藤岡沙也香:レジャーおたく湯川りさ役の藤岡沙也香です。時間がないということで、いろんなところを見ていただきたいということと、私自身も一生懸命7000%の力で頑張っていきたいと思います。よろしくお願いします。
諸橋沙夏:無線おたくの水上令子役の諸橋沙夏です。私は7憶%の力を振り絞って頑張ります。
石田千穂:喜一の母、ティナ役の石田千穂です。私は日本人ではない役、そしてお母さん役ということで新しい挑戦がたくさんあるんですけれど、7兆%の力を振り絞って頑張ります。よろしくお願いします。
後藤紗亜弥:劇中アイドル・藤堂のぞみ役を演じます、後藤紗亜弥です。ダンスあり、盆がまわるアクティブな機械があり、私は7京%の力を持って頑張りたいと思います。よろしくお願いします。
なだぎ武:フィギュアおたく・丹波達夫役のなだぎ武です。30年前に上映された映画『七人のおたく』は、私の大好きな映画ですけど、当時おたく文化というのはサブカルチャー中のサブカルチャーだったんですよ。それが今となっては1つの文化になりまして、30年前とはおたくのイメージがまったくく変わりました。
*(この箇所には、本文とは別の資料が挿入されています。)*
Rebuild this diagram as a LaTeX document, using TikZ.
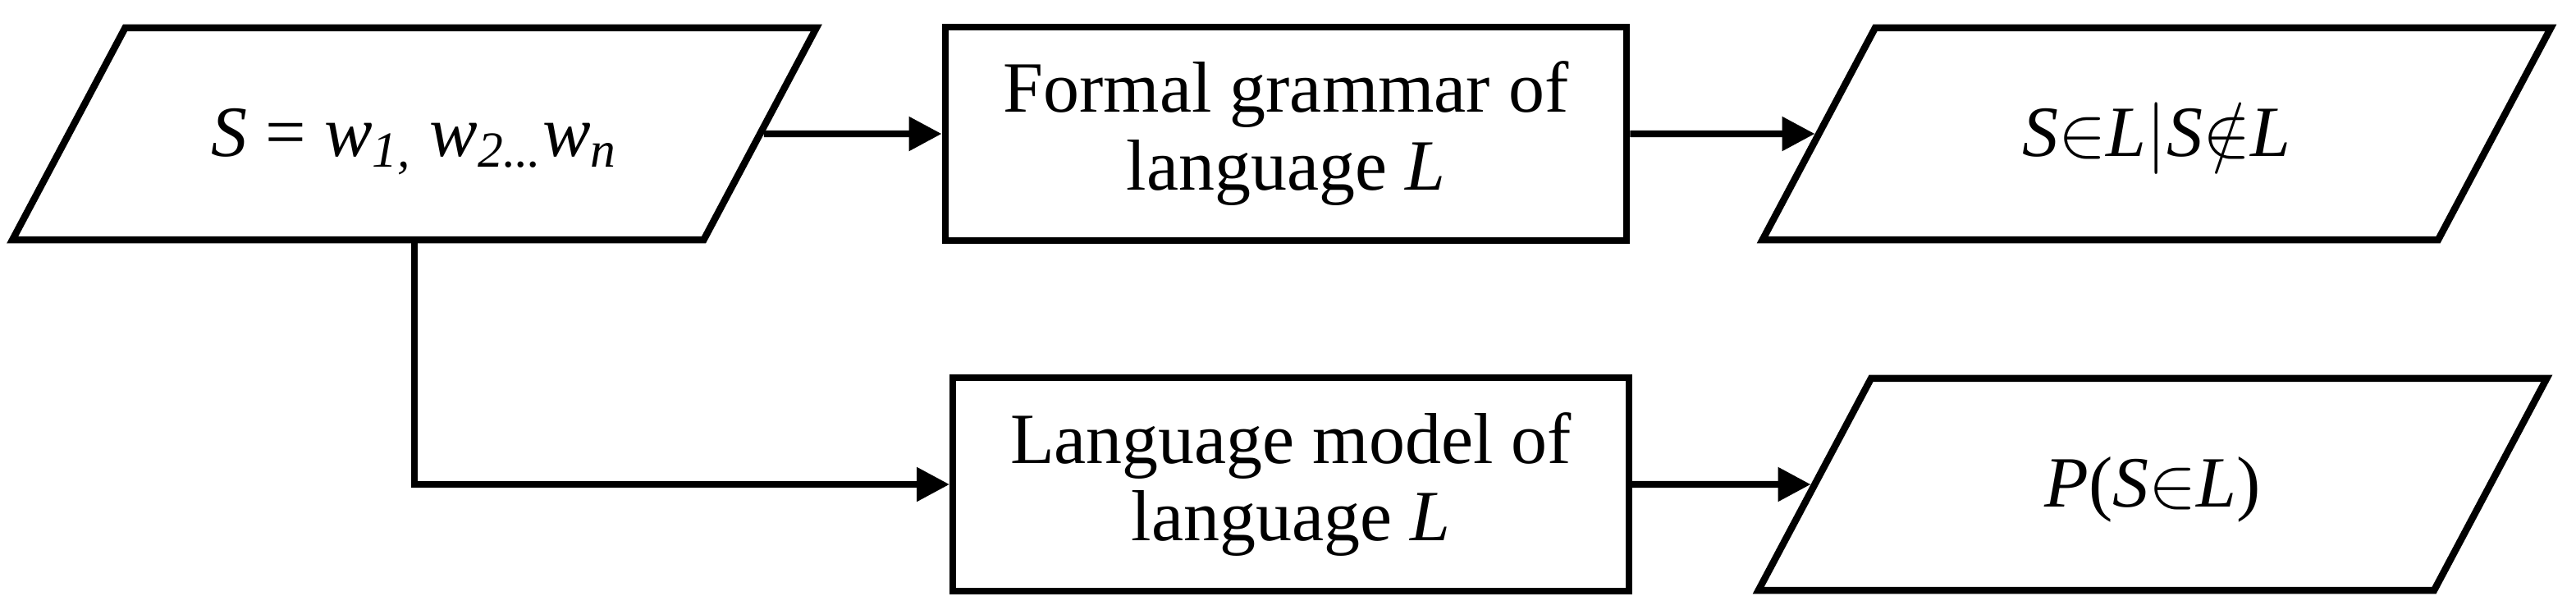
\documentclass[tikz,border=0pt]{standalone}
\usepackage{fontspec}
\setmainfont{Liberation Serif}
\usepackage{tikz}
\usetikzlibrary{shapes.geometric,arrows.meta}
\tikzstyle{data} = [draw, trapezium, trapezium left angle=62, trapezium right angle=118, trapezium stretches body, minimum width=9.6cm, inner sep=0pt, text height=1.56cm, text depth=1.02cm, line width=2.4pt, text centered, align=center, font=\fontsize{25pt}{27pt}\selectfont]
\tikzstyle{process} = [draw, rectangle, minimum width=8.3cm, minimum height=2.6cm, line width=2.4pt, text centered, align=center, font=\fontsize{25pt}{27pt}\selectfont]
\tikzstyle{flow} = [line width=2.4pt, -{Triangle[length=0.4cm,width=0.4cm]}]

\begin{document}
\begin{tikzpicture}[x=0.01cm, y=0.01cm]
    \useasboundingbox (0,0) rectangle (3139,-742);
    \draw (505,-163)  node[data, minimum width=9.79cm] (A) {\textit{S} = \textit{w}\textsubscript{\textit{1,}} \textit{w}\textsubscript{\textit{2...}}\textit{w}\textsubscript{\textit{n}}};
    \draw (1567,-163) node[process] (B) {Formal grammar of \\ language \textit{L}};
    \draw (2628,-163) node[data] (C) {\textit{S}$\in$\textit{L}$|$\textit{S}$\notin$\textit{L}};
    \draw (1573,-590) node[process, minimum width=8.23cm] (D) {Language model of \\ language \textit{L}};
    \draw (2623,-590) node[data] (E) {\textit{P}(\textit{S}$\in$\textit{L})};
    \draw[flow] (A) -- (B);
    \draw[flow] (B) -- (C);
    \draw[flow] (A) |- (D);
    \draw[flow] (D) -- (E);
\end{tikzpicture}
\end{document}
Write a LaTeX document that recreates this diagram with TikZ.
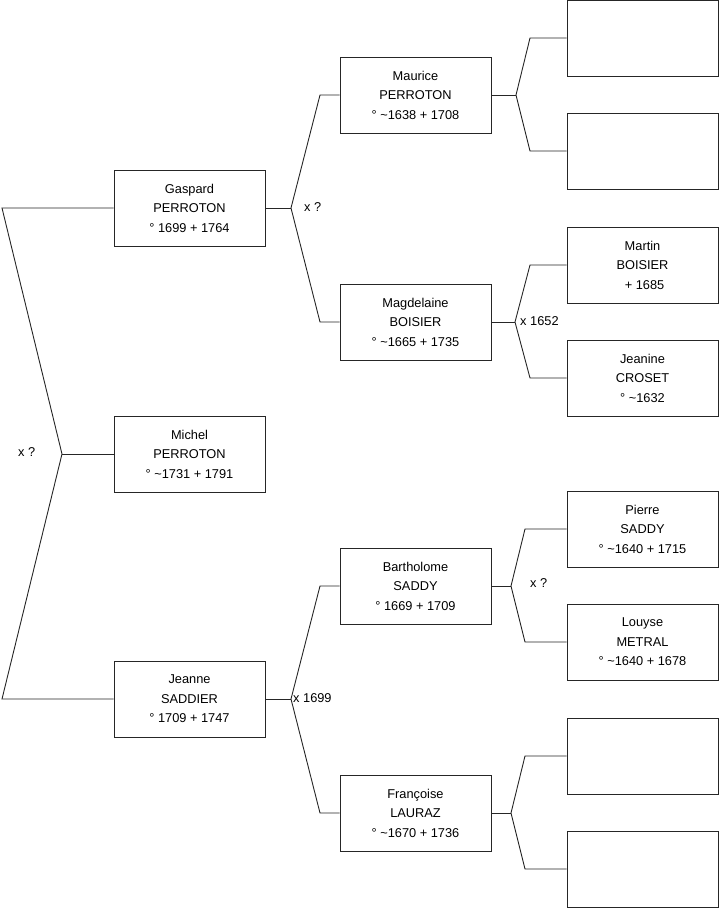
\documentclass[tikz,border=0pt]{standalone}
\usepackage{fontspec}
\setmainfont{Liberation Sans}
\begin{document}
\begin{tikzpicture}[x=1pt,y=-1pt,
  person/.style={draw=black!85,line width=0.9pt,minimum width=151pt,minimum height=76pt,
    inner sep=0pt,align=center,font=\fontsize{12.8}{19.5}\selectfont,fill=white},
  link/.style={draw=black!85,line width=0.9pt},
  lab/.style={anchor=west,inner sep=0pt,font=\fontsize{12.8}{14}\selectfont}]
\useasboundingbox (0,0) rectangle (719,908);
% generation 1
\node[person] (mich) at (189.5,454) {Michel\\PERROTON\\° \textasciitilde1731 + 1791};
% generation 2
\node[person] (gasp) at (189.5,208) {Gaspard\\PERROTON\\° 1699 + 1764};
\node[person] (jean) at (189.5,699) {Jeanne\\SADDIER\\° 1709 + 1747};
% generation 3
\node[person] (maur) at (415.5,95) {Maurice\\PERROTON\\° \textasciitilde1638 + 1708};
\node[person] (magd) at (415.5,322) {Magdelaine\\BOISIER\\° \textasciitilde1665 + 1735};
\node[person] (bart) at (415.5,586) {Bartholome\\SADDY\\° 1669 + 1709};
\node[person] (fran) at (415.5,813) {Françoise\\LAURAZ\\° \textasciitilde1670 + 1736};
% generation 4
\node[person] (r1) at (642.5,38) {};
\node[person] (r2) at (642.5,151) {};
\node[person] (mart) at (642.5,265) {Martin\\BOISIER\\\hspace*{4pt}+ 1685};
\node[person] (jnin) at (642.5,378) {Jeanine\\CROSET\\° \textasciitilde1632};
\node[person] (pier) at (642.5,529) {Pierre\\SADDY\\° \textasciitilde1640 + 1715};
\node[person] (louy) at (642.5,642) {Louyse\\METRAL\\° \textasciitilde1640 + 1678};
\node[person] (r7) at (642.5,756) {};
\node[person] (r8) at (642.5,869) {};
% joints and bends
\coordinate (j0) at (62,454);
\coordinate (b0a) at (2,208);
\coordinate (b0b) at (2,699);
\coordinate (j1) at (291,208);
\coordinate (b1a) at (320,95);
\coordinate (b1b) at (320,322);
\coordinate (j2) at (291,699);
\coordinate (b2a) at (320,586);
\coordinate (b2b) at (320,813);
\coordinate (j3) at (516,95);
\coordinate (b3a) at (530,38);
\coordinate (b3b) at (530,151);
\coordinate (j4) at (515,322);
\coordinate (b4a) at (530,265);
\coordinate (b4b) at (530,378);
\coordinate (j5) at (511,586);
\coordinate (b5a) at (525,529);
\coordinate (b5b) at (525,642);
\coordinate (j6) at (511,813);
\coordinate (b6a) at (525,756);
\coordinate (b6b) at (525,869);
% connectors
\draw[link] (mich.west) -- (j0);
\draw[link] (gasp.west) -- (b0a) -- (j0) -- (b0b) -- (jean.west);
\draw[link] (gasp.east) -- (j1);
\draw[link] (maur.west) -- (b1a) -- (j1) -- (b1b) -- (magd.west);
\draw[link] (jean.east) -- (j2);
\draw[link] (bart.west) -- (b2a) -- (j2) -- (b2b) -- (fran.west);
\draw[link] (maur.east) -- (j3);
\draw[link] (r1.west) -- (b3a) -- (j3) -- (b3b) -- (r2.west);
\draw[link] (magd.east) -- (j4);
\draw[link] (mart.west) -- (b4a) -- (j4) -- (b4b) -- (jnin.west);
\draw[link] (bart.east) -- (j5);
\draw[link] (pier.west) -- (b5a) -- (j5) -- (b5b) -- (louy.west);
\draw[link] (fran.east) -- (j6);
\draw[link] (r7.west) -- (b6a) -- (j6) -- (b6b) -- (r8.west);
% marriage labels
\node[lab] (m0) at (18,452) {x ?};
\node[lab] (m1) at (304,207) {x ?};
\node[lab] (m2) at (293,698) {x 1699};
\node[lab] (m3) at (520,321) {x 1652};
\node[lab] (m4) at (530,583) {x ?};
\end{tikzpicture}
\end{document}
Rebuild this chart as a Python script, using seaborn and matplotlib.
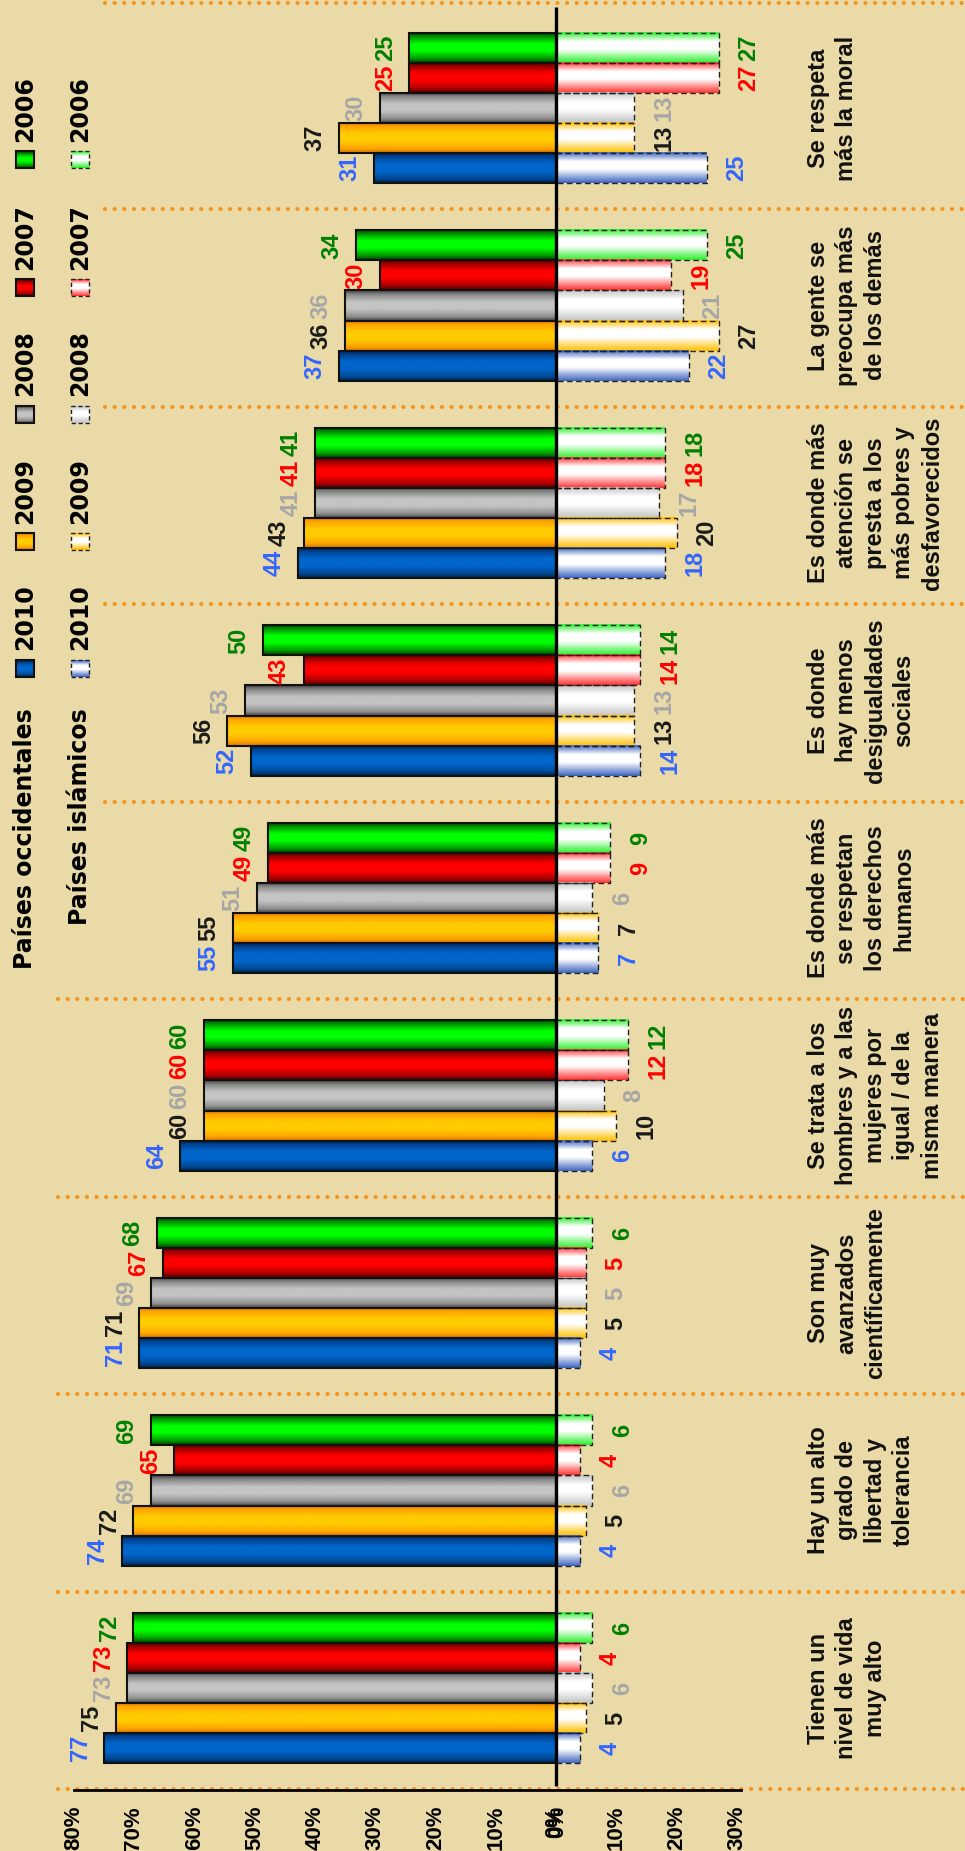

30年前のおたく文化を知っている人は懐かしいなと思いながら楽しんでもらって、今のおたく文化を知っている方は「30年前はこういう形だったんだ」と楽しんでいただけたらいいなと思います。よろしくお願いします! はいピッタリ20秒!(まわりから49秒! と突っ込みが入る)
松尾貴史:高松一役の松尾貴史でございます。若い人たちに混じって、老体に鞭打って頑張っております。介護されるようにやっております。とにかく子どもの頃から『七人のおたく』の舞台に出るのが夢でしたので(一同爆笑)、負けないように7%の力で頑張ります。
そして最後に林が「『七人のおたく cult seven THE STAGE』本日ついに開幕でございます。こんなに面白い作品は、ほかにありません。このステージ上にいる豪華キャストの皆さん、そしてアンサンブルの皆さん、スタッフの皆さん、全員でバチバチのアクションコメディー作品をお届けできたらと思います。そして演出は、売れっ子演出家の元吉(康泰)さんでございます。この時点で面白いこと間違いなし! 元吉さんの力でなんとか完成しました。各メディアの皆さま、ぜひバンバン宣伝をしていただきまして、1人でも多くの方に観ていただけたらと思います。演出は元吉さんです! よろしくお願いいたします!」と元気に作品をアピールし、会見を締めた。